-- Task --
Return the listing below verbatim. Pictures do not belong in the copy.
##### Collected material
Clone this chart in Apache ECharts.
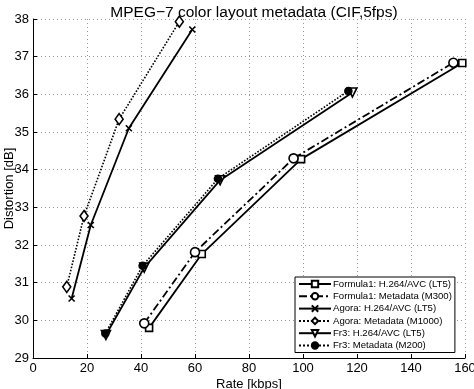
<!DOCTYPE html>
<html><head><meta charset="utf-8">
<script src="https://cdn.jsdelivr.net/npm/echarts@6/dist/echarts.min.js"></script>
<style>html,body{margin:0;padding:0;background:#fff}#c{width:474px;height:389px}</style>
</head><body><div id="c"></div>
<script>
const seriesNames = ['Formula1: H.264/AVC (LT5)','Formula1: Metadata (M300)','Agora: H.264/AVC (LT5)','Agora: Metadata (M1000)','Fr3: H.264/AVC (LT5)','Fr3: Metadata (M200)'];
const f1AvcX = [43, 62.5, 99.3, 159];
const f1AvcY = [29.8, 31.76, 34.28, 36.83];
const f1MetaX = [41.2, 60, 96.5, 155.7];
const f1MetaY = [29.92, 31.81, 34.3, 36.84];
const agAvcX = [14.3, 21.4, 35.5, 59];
const agAvcY = [30.58, 32.53, 35.1, 37.72];
const agMetaX = [12.5, 18.9, 31.9, 54.2];
const agMetaY = [30.89, 32.77, 35.34, 37.93];
const frAvcX = [27, 41.2, 69.3, 118.3];
const frAvcY = [29.61, 31.4, 33.72, 36.05];
const frMetaX = [26.8, 40.6, 68.5, 116.8];
const frMetaY = [29.65, 31.45, 33.76, 36.09];
const xTicks = [0,20,40,60,80,100,120,140,160];
const yTicks = [29,30,31,32,33,34,35,36,37,38];

const zip = (xs, ys) => xs.map((x,i)=>[x, ys[i]]);
const FONT = 'Liberation Sans';
const crossPath = 'path://M0,0L10,10M10,0L0,10';
function mk(name, xs, ys, symbol, size, lineType, fill){
  return {
    name, type:'line', data: zip(xs, ys), symbol, symbolSize:size, showSymbol:true,
    lineStyle:{color:'#000', width: lineType==='dotted'?1.6:1.8, type: lineType},
    itemStyle:{color: fill ? '#000' : '#fff', borderColor:'#000', borderWidth:1.6},
    emphasis:{disabled:true}, animation:false, z: 3
  };
}
const chart = echarts.init(document.getElementById('c'));
chart.setOption({
  backgroundColor:'#fff',
  animation:false,
  title:{text:'MPEG\u22127 color layout metadata (CIF,5fps)', left:249, top:0, textAlign:'center',
    textStyle:{fontFamily:FONT, fontSize:15.5, fontWeight:'normal', color:'#000'}},
  grid:{left:33, right:9, top:19, bottom:31, containLabel:false, outerBoundsMode:'none'},
  xAxis:{type:'value', min:0, max:160, interval:20,
    name:'Rate [kbps]', nameLocation:'middle', nameGap:20, nameMoveOverlap:false,
    nameTextStyle:{fontFamily:FONT, fontSize:13, color:'#000'},
    axisLine:{show:true, lineStyle:{color:'#000', width:1}},
    axisTick:{show:true, inside:true, length:4, lineStyle:{color:'#000'}},
    axisLabel:{fontFamily:FONT, fontSize:13, color:'#000', margin:4},
    splitLine:{show:true, lineStyle:{color:'#999', type:[1,3], width:1}}},
  yAxis:{type:'value', min:29, max:38, interval:1,
    name:'Distortion [dB]', nameLocation:'middle', nameGap:17, nameRotate:90, nameMoveOverlap:false,
    nameTextStyle:{fontFamily:FONT, fontSize:13, color:'#000'},
    axisLine:{show:true, lineStyle:{color:'#000', width:1}},
    axisTick:{show:true, inside:true, length:4, lineStyle:{color:'#000'}},
    axisLabel:{fontFamily:FONT, fontSize:13, color:'#000', margin:4},
    splitLine:{show:true, lineStyle:{color:'#999', type:[1,3], width:1}}},
  legend:{orient:'vertical', left:295, top:277, itemWidth:32, itemHeight:8, itemGap:2.3,
    padding:[2,3,2,3], borderColor:'#000', borderWidth:1, backgroundColor:'#fff',
    textStyle:{fontFamily:FONT, fontSize:9.6, color:'#000', padding:[0,0,0,-3]},
    data: seriesNames, selectedMode:false},
  series:[
    mk(seriesNames[0], f1AvcX, f1AvcY, 'rect', 7, 'solid', false),
    mk(seriesNames[1], f1MetaX, f1MetaY, 'circle', 9, [8,3,2,3], false),
    mk(seriesNames[2], agAvcX, agAvcY, crossPath, 6, 'solid', false),
    mk(seriesNames[3], agMetaX, agMetaY, 'diamond', [8,11], 'dotted', false),
    mk(seriesNames[4], frAvcX, frAvcY, 'path://M0,0L10,0L5,9Z', 9, 'solid', false),
    mk(seriesNames[5], frMetaX, frMetaY, 'circle', 7, 'dotted', true)
  ]
});
</script></body></html>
##########
-- Response to this exercise --
Clone this chart in Apache ECharts.
<!DOCTYPE html>
<html><head><meta charset="utf-8">
<script src="https://cdn.jsdelivr.net/npm/echarts@6/dist/echarts.min.js"></script>
<style>html,body{margin:0;padding:0;background:#fff}#c{width:474px;height:389px}</style>
</head><body><div id="c"></div>
<script>
const seriesNames = ['Formula1: H.264/AVC (LT5)','Formula1: Metadata (M300)','Agora: H.264/AVC (LT5)','Agora: Metadata (M1000)','Fr3: H.264/AVC (LT5)','Fr3: Metadata (M200)'];
const f1AvcX = [43, 62.5, 99.3, 159];
const f1AvcY = [29.8, 31.76, 34.28, 36.83];
const f1MetaX = [41.2, 60, 96.5, 155.7];
const f1MetaY = [29.92, 31.81, 34.3, 36.84];
const agAvcX = [14.3, 21.4, 35.5, 59];
const agAvcY = [30.58, 32.53, 35.1, 37.72];
const agMetaX = [12.5, 18.9, 31.9, 54.2];
const agMetaY = [30.89, 32.77, 35.34, 37.93];
const frAvcX = [27, 41.2, 69.3, 118.3];
const frAvcY = [29.61, 31.4, 33.72, 36.05];
const frMetaX = [26.8, 40.6, 68.5, 116.8];
const frMetaY = [29.65, 31.45, 33.76, 36.09];
const xTicks = [0,20,40,60,80,100,120,140,160];
const yTicks = [29,30,31,32,33,34,35,36,37,38];

const zip = (xs, ys) => xs.map((x,i)=>[x, ys[i]]);
const FONT = 'Liberation Sans';
const crossPath = 'path://M0,0L10,10M10,0L0,10';
function mk(name, xs, ys, symbol, size, lineType, fill){
  return {
    name, type:'line', data: zip(xs, ys), symbol, symbolSize:size, showSymbol:true,
    lineStyle:{color:'#000', width: lineType==='dotted'?1.6:1.8, type: lineType},
    itemStyle:{color: fill ? '#000' : '#fff', borderColor:'#000', borderWidth:1.6},
    emphasis:{disabled:true}, animation:false, z: 3
  };
}
const chart = echarts.init(document.getElementById('c'));
chart.setOption({
  backgroundColor:'#fff',
  animation:false,
  title:{text:'MPEG\u22127 color layout metadata (CIF,5fps)', left:249, top:0, textAlign:'center',
    textStyle:{fontFamily:FONT, fontSize:15.5, fontWeight:'normal', color:'#000'}},
  grid:{left:33, right:9, top:19, bottom:31, containLabel:false, outerBoundsMode:'none'},
  xAxis:{type:'value', min:0, max:160, interval:20,
    name:'Rate [kbps]', nameLocation:'middle', nameGap:20, nameMoveOverlap:false,
    nameTextStyle:{fontFamily:FONT, fontSize:13, color:'#000'},
    axisLine:{show:true, lineStyle:{color:'#000', width:1}},
    axisTick:{show:true, inside:true, length:4, lineStyle:{color:'#000'}},
    axisLabel:{fontFamily:FONT, fontSize:13, color:'#000', margin:4},
    splitLine:{show:true, lineStyle:{color:'#999', type:[1,3], width:1}}},
  yAxis:{type:'value', min:29, max:38, interval:1,
    name:'Distortion [dB]', nameLocation:'middle', nameGap:17, nameRotate:90, nameMoveOverlap:false,
    nameTextStyle:{fontFamily:FONT, fontSize:13, color:'#000'},
    axisLine:{show:true, lineStyle:{color:'#000', width:1}},
    axisTick:{show:true, inside:true, length:4, lineStyle:{color:'#000'}},
    axisLabel:{fontFamily:FONT, fontSize:13, color:'#000', margin:4},
    splitLine:{show:true, lineStyle:{color:'#999', type:[1,3], width:1}}},
  legend:{orient:'vertical', left:295, top:277, itemWidth:32, itemHeight:8, itemGap:2.3,
    padding:[2,3,2,3], borderColor:'#000', borderWidth:1, backgroundColor:'#fff',
    textStyle:{fontFamily:FONT, fontSize:9.6, color:'#000', padding:[0,0,0,-3]},
    data: seriesNames, selectedMode:false},
  series:[
    mk(seriesNames[0], f1AvcX, f1AvcY, 'rect', 7, 'solid', false),
    mk(seriesNames[1], f1MetaX, f1MetaY, 'circle', 9, [8,3,2,3], false),
    mk(seriesNames[2], agAvcX, agAvcY, crossPath, 6, 'solid', false),
    mk(seriesNames[3], agMetaX, agMetaY, 'diamond', [8,11], 'dotted', false),
    mk(seriesNames[4], frAvcX, frAvcY, 'path://M0,0L10,0L5,9Z', 9, 'solid', false),
    mk(seriesNames[5], frMetaX, frMetaY, 'circle', 7, 'dotted', true)
  ]
});
</script></body></html>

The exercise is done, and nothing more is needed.